Offshore oil exploration continue, and future severe oil spills are likely to occur. The IREMOS project has taken important steps towards the development of a real-time oil spill prediction service through the development and validation of the Coupled Model for Oil spill Prediction (CMOP). An operational system has the potential to significantly lower the environmental risk of offshore activities. For StormGeo, the oil spill prediction service will augment current services to enhance decision making capabilities and safety of operations. It will further give StormGeo an advantage in the industry by being able to offer a unique and valuable solution that can be incorporated into risk management for existing and new clients. The relevance of the CMOP model was demonstrated when used to support the Brazilian Navy for the catastrophic 2019 oil spill offshore Brazil. This creates an opportunity for Climatempo to enhance its services and help strengthen the protection of marine ecosystems.

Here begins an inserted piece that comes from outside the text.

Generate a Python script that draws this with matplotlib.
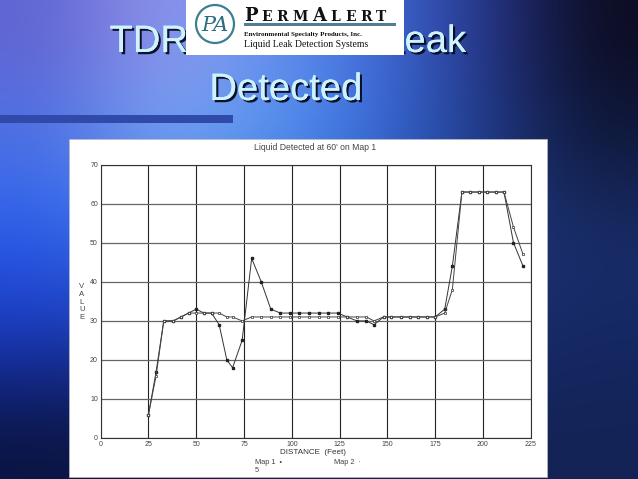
import numpy as np
import matplotlib.pyplot as plt
import matplotlib.patheffects as pe
from matplotlib.patches import Rectangle, Circle

# TDR trace data
distance = [25, 29, 33, 38, 42, 46, 50, 54, 58, 62, 66, 69, 74, 79, 84, 89, 94, 99,
            104, 109, 114, 119, 124, 129, 134, 139, 143, 148, 152, 157, 162, 166,
            171, 175, 180, 184, 189, 193, 198, 202, 207, 211, 216, 221]
map1 = [6, 17, 30, 30, 31, 32, 33, 32, 32, 29, 20, 18, 25, 46, 40, 33, 32, 32,
        32, 32, 32, 32, 32, 31, 30, 30, 29, 31, 31, 31, 31, 31,
        31, 31, 33, 44, 63, 63, 63, 63, 63, 63, 50, 44]
map2 = [6, 16, 30, 30, 31, 32, 32, 32, 32, 32, 31, 31, 30, 31, 31, 31, 31, 31,
        31, 31, 31, 31, 31, 31, 31, 31, 30, 31, 31, 31, 31, 31,
        31, 31, 32, 38, 63, 63, 63, 63, 63, 63, 54, 47]
x_ticks = [0, 25, 50, 75, 100, 125, 150, 175, 200, 225]
y_ticks = [0, 10, 20, 30, 40, 50, 60, 70]

W, H = 638, 479
fig = plt.figure(figsize=(W / 100, H / 100), dpi=100)

# slide background (pixel coordinates)
deco = fig.add_axes([0, 0, 1, 1], zorder=0)
deco.set_xlim(0, W)
deco.set_ylim(H, 0)
deco.axis('off')

bg = np.array([
    [(95, 100, 210), (150, 150, 235), (105, 150, 240), (65, 110, 220), (40, 55, 145), (12, 12, 32)],
    [(75, 115, 230), (115, 170, 245), (85, 150, 240), (55, 110, 225), (30, 60, 140), (15, 25, 60)],
    [(40, 90, 235), (60, 120, 235), (60, 110, 220), (45, 90, 190), (30, 55, 120), (25, 45, 105)],
    [(25, 55, 190), (30, 60, 170), (35, 60, 150), (30, 55, 130), (25, 45, 110), (20, 40, 100)],
    [(10, 20, 65), (15, 25, 70), (20, 30, 80), (20, 35, 85), (20, 35, 85), (20, 35, 85)],
]) / 255
deco.imshow(bg, extent=(0, W, H, 0), interpolation='bicubic', aspect='auto', zorder=0)

deco.add_patch(Rectangle((0, 115), 233, 8, fc='#2f4aa8', ec='none', zorder=1))

title_fx = [pe.withSimplePatchShadow(offset=(1.6, -1.6), shadow_rgbFace='#0a0a20', alpha=0.95),
            pe.Normal()]
deco.text(288, 52, 'TDR Trace with Leak', fontsize=27.5, family='Liberation Sans',
          color='#cdf3ff', ha='center', va='baseline', path_effects=title_fx, zorder=2)
deco.text(286, 100, 'Detected', fontsize=27.5, family='Liberation Sans',
          color='#cdf3ff', ha='center', va='baseline', path_effects=title_fx, zorder=2)

# logo box covering part of the title
deco.add_patch(Rectangle((186, 0), 218, 55, fc='white', ec='none', zorder=5))
deco.add_patch(Circle((215, 24), 19, fc='white', ec='#3d7f92', lw=1.6, zorder=6))
deco.text(215, 25, 'PA', fontsize=15, family='DejaVu Serif', style='italic',
          color='#2c6c80', ha='center', va='center', zorder=7)
letters = 'PERMALERT'
sizes = [13, 10, 10, 10, 13, 10, 10, 10, 10]
advance = [17, 15, 16, 20, 18, 15, 15, 16, 16]
xpos = 244
for ch, s, a in zip(letters, sizes, advance):
    deco.text(xpos, 21, ch, fontsize=s, family='DejaVu Serif', weight='bold',
              color='#111111', ha='left', va='baseline', zorder=7)
    xpos += a
deco.add_patch(Rectangle((244, 23), 152, 3, fc='#4f7f96', ec='none', zorder=7))
deco.text(244, 36, 'Environmental Specialty Products, Inc.', fontsize=5,
          family='Liberation Serif', weight='bold', color='#111111',
          ha='left', va='baseline', zorder=7)
deco.text(244, 47, 'Liquid Leak Detection Systems', fontsize=7,
          family='Liberation Serif', color='#111111', ha='left', va='baseline', zorder=7)

# white chart panel
deco.add_patch(Rectangle((69, 139), 478, 338, fc='white', ec='#bbbbbb', lw=0.5, zorder=3))
deco.text(315, 147, "Liquid Detected at 60' on Map 1", fontsize=6.2,
          family='Liberation Sans', color='#444444', ha='center', va='center', zorder=4)
deco.text(82, 302, 'V\nA\nL\nU\nE', fontsize=5.6, family='Liberation Sans',
          color='#444444', ha='center', va='center', linespacing=1.15, zorder=4)
deco.text(313, 452, 'DISTANCE  (Feet)', fontsize=5.8, family='Liberation Sans',
          color='#333333', ha='center', va='center', zorder=4)
deco.text(255, 462, 'Map 1  \u2022', fontsize=5.3, family='Liberation Sans',
          color='#444444', ha='left', va='center', zorder=4)
deco.text(255, 470, '5', fontsize=5.3, family='Liberation Sans',
          color='#444444', ha='left', va='center', zorder=4)
deco.text(334, 462, 'Map 2  \u00b7', fontsize=5.3, family='Liberation Sans',
          color='#444444', ha='left', va='center', zorder=4)

# chart
ax = fig.add_axes([100.7 / W, 1 - 438 / H, 430 / W, 273.3 / H], zorder=2)
ax.set_facecolor('white')
ax.plot(distance, map1, color='#333333', lw=0.7, marker='s', ms=1.8,
        mfc='#222222', mec='#222222', zorder=3)
ax.plot(distance, map2, color='#444444', lw=0.7, marker='s', ms=1.6,
        mfc='white', mec='#333333', mew=0.5, zorder=3)
ax.set_xlim(0, 225)
ax.set_ylim(0, 70)
ax.set_xticks(x_ticks)
ax.set_yticks(y_ticks)
ax.grid(axis='x', color='#222222', lw=0.8)
ax.grid(axis='y', color='#666666', lw=0.9)
for sp in ax.spines.values():
    sp.set_color('#333333')
    sp.set_linewidth(0.8)
ax.tick_params(length=0, pad=2, labelsize=5, labelcolor='#444444')
for lab in ax.get_xticklabels() + ax.get_yticklabels():
    lab.set_family('Liberation Sans')

fig.savefig('out.png', dpi=100)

Oil released at sea can spread for hundreds of nautical miles and can have great environmental impact for marine ecosystems and local populations. Even a relatively small spill at the wrong time/season and in a sensitive environment can be catastrophic and may be much more harmful than a larger spill at another time of year or in another environment. There is thus a need to develop and further improve systems which can (1) track the spreading of an oil spill after it has occurred to provide tactical support to aid critical recovery efforts and (2) help estimate the environmental impacts of oil spills in different geographical regions and during different times of the year to provide strategic guidance for project and response planning. Several modeling systems exist that can be used to estimate risk and plan for potential incidences. However, unless the system is operational, they cannot directly be used to provide tactical support based on current met-ocean conditions in the event of a spill. Up to date, there is no system in place for such real time forecasting of oil spills. Through the IREMOS project, StormGeo aims to work towards the development of such an operational system through the following efforts: 1) Contribute towards development of a state-of-the-art oil spill model, the Coupled Model for Oil spill Prediction (CMOP), led by Climatempo, Brazil. 2) Test, validate, and improve the model using observation data of an historic oil spill at Helland Hansen, Norway. 3) Investigate optimal forcing data by assessing different scenarios and model configurations relying on current observation data from the Peregrino Field, southeast Brazil. The expected outcome of the project is a complete CMOP model which is thoroughly tested and evaluated using real oil spill data. We aim to publish a peer-reviewed validation study relying on comparison with observations and existing models to demonstrate the application of CMOP. We will further demonstrate the utility and accuracy of available met-ocean forcing data in southeast Brazil through an extensive report. The published results and findings from this work will have external validity, hence will be transferable to other basins such as the Norwegian continental shelf. The model and information gained will lay a solid foundation for the potential implementation of an operational system.